Return the puree to the pan. Add the cayenne, allspice, ginger, salt, sugar, if using, and vinegar. Bring to a boil, then simmer, uncovered, stirring frequently, until mixture thickens, about 10 minutes.
Store the ketchup covered and refrigerated. Keeps up to one week.

Pork Tenderloin in Adobo Marinade with Cherry Ketchup
Solomillo de Cerdo Adobado con Ketchup de Cerezas

Pork tenderloins are rubbed with adobo marinade with oregano.

A friend gave me a bunch of fresh oregano picked just before flowering. The pungent fresh herb inspired this adobo marinade, traditionally used to preserve pork. Here, it’s a rub for flavor. Spread it on the meat and marinate, refrigerated, at least one hour and up to 24 hours. 

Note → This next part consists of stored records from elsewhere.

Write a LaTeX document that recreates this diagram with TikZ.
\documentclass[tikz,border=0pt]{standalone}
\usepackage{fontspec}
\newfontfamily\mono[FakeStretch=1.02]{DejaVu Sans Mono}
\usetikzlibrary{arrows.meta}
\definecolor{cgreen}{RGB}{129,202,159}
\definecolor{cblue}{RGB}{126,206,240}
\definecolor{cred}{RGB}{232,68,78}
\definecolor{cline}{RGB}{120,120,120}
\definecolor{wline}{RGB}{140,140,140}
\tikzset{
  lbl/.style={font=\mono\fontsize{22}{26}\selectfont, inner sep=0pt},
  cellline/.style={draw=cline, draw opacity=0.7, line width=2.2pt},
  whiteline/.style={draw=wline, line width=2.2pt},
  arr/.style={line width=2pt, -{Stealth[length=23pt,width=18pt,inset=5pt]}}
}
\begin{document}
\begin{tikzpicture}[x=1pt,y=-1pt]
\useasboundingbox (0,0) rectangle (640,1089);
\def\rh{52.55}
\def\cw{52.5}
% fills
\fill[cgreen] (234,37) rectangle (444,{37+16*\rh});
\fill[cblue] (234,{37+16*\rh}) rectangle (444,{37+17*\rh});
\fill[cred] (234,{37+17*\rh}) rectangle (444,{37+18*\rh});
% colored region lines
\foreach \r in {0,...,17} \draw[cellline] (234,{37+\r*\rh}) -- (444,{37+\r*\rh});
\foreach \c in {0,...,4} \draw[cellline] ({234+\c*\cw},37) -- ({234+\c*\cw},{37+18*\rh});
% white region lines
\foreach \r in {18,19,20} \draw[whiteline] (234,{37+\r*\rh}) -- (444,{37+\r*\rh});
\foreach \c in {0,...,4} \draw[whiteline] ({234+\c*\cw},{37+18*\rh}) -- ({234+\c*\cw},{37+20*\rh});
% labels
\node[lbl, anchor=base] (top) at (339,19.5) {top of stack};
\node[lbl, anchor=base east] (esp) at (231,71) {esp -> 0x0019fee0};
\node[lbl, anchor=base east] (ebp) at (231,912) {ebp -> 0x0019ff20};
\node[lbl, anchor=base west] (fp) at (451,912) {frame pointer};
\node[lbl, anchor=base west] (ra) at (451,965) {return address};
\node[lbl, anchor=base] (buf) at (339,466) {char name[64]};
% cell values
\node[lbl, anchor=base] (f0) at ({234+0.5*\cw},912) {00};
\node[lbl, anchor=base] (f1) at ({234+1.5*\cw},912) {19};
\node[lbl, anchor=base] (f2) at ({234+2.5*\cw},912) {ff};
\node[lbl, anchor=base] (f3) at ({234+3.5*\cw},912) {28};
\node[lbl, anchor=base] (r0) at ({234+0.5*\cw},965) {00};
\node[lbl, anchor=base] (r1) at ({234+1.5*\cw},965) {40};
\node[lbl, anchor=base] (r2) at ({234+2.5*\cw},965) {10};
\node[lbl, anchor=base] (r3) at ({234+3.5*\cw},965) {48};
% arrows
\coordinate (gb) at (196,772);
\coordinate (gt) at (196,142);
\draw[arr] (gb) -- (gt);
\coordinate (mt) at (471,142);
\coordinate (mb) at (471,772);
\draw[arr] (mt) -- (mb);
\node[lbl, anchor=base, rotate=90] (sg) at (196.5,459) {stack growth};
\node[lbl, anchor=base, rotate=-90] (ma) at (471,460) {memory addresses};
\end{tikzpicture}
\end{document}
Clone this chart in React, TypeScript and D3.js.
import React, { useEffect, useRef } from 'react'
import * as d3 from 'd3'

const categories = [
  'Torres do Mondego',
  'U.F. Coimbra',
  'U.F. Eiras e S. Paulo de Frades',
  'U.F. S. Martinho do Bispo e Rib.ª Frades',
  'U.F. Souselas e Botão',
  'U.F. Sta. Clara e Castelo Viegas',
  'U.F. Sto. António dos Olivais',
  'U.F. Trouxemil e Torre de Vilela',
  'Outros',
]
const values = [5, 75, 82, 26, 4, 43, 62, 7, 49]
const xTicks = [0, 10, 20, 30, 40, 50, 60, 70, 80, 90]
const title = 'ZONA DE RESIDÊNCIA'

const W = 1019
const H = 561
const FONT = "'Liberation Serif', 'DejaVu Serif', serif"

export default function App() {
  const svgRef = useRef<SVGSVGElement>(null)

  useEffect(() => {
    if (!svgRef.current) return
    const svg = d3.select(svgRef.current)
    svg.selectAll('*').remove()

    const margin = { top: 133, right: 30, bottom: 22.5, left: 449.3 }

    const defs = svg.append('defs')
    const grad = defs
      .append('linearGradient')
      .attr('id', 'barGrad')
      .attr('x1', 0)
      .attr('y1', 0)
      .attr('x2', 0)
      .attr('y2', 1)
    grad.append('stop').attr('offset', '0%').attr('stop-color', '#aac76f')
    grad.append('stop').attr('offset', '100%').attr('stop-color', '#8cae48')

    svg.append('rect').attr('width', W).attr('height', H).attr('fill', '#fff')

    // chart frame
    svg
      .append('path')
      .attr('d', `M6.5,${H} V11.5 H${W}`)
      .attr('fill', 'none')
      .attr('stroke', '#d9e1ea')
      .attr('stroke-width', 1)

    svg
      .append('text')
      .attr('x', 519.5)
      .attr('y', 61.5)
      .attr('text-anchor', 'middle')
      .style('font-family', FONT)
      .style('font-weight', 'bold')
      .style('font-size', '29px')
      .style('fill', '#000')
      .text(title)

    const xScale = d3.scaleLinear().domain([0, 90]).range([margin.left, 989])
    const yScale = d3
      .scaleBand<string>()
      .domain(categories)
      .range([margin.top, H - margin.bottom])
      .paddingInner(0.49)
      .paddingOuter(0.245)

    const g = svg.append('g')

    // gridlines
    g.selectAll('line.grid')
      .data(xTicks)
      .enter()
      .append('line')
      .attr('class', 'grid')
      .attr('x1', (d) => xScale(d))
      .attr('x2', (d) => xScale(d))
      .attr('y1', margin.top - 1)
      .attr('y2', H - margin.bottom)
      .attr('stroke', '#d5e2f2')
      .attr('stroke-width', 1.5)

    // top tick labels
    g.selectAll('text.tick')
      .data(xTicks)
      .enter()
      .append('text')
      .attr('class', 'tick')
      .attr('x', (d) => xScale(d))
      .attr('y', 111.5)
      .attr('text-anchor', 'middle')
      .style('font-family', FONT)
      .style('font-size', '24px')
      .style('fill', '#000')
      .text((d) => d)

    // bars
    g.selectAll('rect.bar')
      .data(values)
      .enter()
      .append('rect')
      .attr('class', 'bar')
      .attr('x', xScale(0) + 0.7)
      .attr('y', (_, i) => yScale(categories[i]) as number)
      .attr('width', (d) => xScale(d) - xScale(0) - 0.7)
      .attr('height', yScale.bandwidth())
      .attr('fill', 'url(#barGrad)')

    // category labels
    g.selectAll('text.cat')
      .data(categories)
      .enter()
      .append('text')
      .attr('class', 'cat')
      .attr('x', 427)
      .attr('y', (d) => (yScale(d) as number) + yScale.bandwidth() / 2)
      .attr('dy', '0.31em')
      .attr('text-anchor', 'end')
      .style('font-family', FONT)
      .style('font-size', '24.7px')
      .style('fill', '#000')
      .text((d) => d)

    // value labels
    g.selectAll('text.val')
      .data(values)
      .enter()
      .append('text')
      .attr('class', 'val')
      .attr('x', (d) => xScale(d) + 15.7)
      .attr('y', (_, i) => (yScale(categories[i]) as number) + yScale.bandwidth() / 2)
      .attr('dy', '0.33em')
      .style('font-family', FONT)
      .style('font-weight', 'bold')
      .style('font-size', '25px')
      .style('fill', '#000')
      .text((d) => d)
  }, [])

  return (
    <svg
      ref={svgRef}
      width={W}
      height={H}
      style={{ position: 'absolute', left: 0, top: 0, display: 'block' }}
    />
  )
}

Picked before flowering, fresh oregano is incredibly pungent.

I used three small tenderloins, which cooked fast, fast, in the pan. If you’re using one big tenderloin, finish it in the oven.

Serves 4

1 ½ pounds pork tenderloin
8 cloves garlic
1 teaspoon smoked pimentón (paprika)
1 tablespoon oregano
½ teaspoon salt
Freshly ground black pepper
1 tablespoon Sherry vinegar
2 tablespoons olive oil
1 tablespoon + ¼ cup water
¼ cup white wine
Cherry Ketchup to serve

In a mini-processor, grind together the garlic, pimentón, oregano, salt and pepper. Add the vinegar, 1 tablespoon of the oil and 1 tablespoon water. Spread this mixture on the tenderloins. Place them in a non-reactive bowl or container. Cover and refrigerate.

(If you intend to finish the tenderloin in the oven, preheat oven to 400ºF.)

Heat the remaining 1 tablespoon of oil in a skillet on medium heat. Sear the tenderloin until browned on all sides, about 4 minutes.

Scrape any remaining marinade into the skillet. Add ¼ cup water and the wine. Either place the pan in the oven or cover the skillet and cook on top of the stove until pork is done to medium-rare (145ºF internal temperature). (Small ones were done in 10 minutes.)

Place meat on a cutting board to rest for 5 minutes. Slice the tenderloin crosswise, Spoon some of the pan juices over the meat. Accompany with cherry ketchup.

Pork and fruity ketchup.


  1. All of the recipes look amazing, but I'm excited to try making the cherry ketchup. Looks like an amazing combination of flavors!

    1. Isadora: Oh yes, I'm loving the cherry ketchup. Put it on everything. It's almost gone. I'm wondering, fig ketchup?